On Jan. 1, 1995, San Mateo’s median home price was $305,083. Suppose you bought and put 20% down plus 1% closing costs. With 1995, 30-year fixed-rate mortgages going for 7.5%, your monthly payments were about $1,700.

Jump to 2005, when you sold for $763,100 (2005’s median price), a perfectly timed deal months before home prices peaked. After amortization payments, your remaining mortgage balance was $211, 837. After paying that off, you had a gain of $551,263. Then, subtracting your down payment, you had a whopping 803% return, or 23.4% annualized. Problem is you forgot a mega boatload of expenses, all of which must be subtracted.

Over those 10 years, you paid more than $32,000 in principal and more than $172,000 in interest. Subtract them, and your return falls to 468%, or 16.7% annualized. San Mateo’s annual home upkeep averaged $1,820 (general maintenance, HOA fees, yard care, etc.).

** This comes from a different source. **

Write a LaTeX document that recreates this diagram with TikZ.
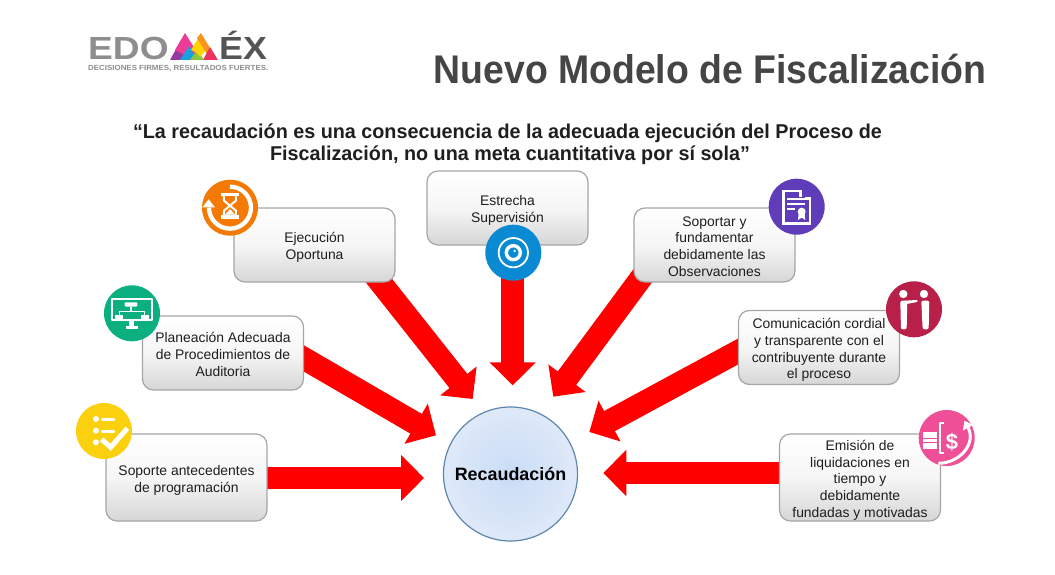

Don’t forget your 1995 closing costs and 2005 real estate agent's commission (about 5%). And property tax! In San Mateo, you paid 1.125% of your purchase price, increasing 2% every year. Over 10 years, that’s more than $37,000. Maybe you remodeled for $40,000 and added a patio for $15,000. Median homes grew 500 square feet between 1995 and 2015. To generate average prices, you must maintain average size.

After all this, your amazingly lucky timing in one of America’s then hottest markets rendered a 177% cumulative return, or 10.8% annualized, pre-tax. That’s comparable to stock or bond returns over the same period in a tax-deferred 401(k). Most American regions did far worse. The one important difference since then? Uncle Sam foots less of your bill since Congress capped property tax and mortgage interest deductibility.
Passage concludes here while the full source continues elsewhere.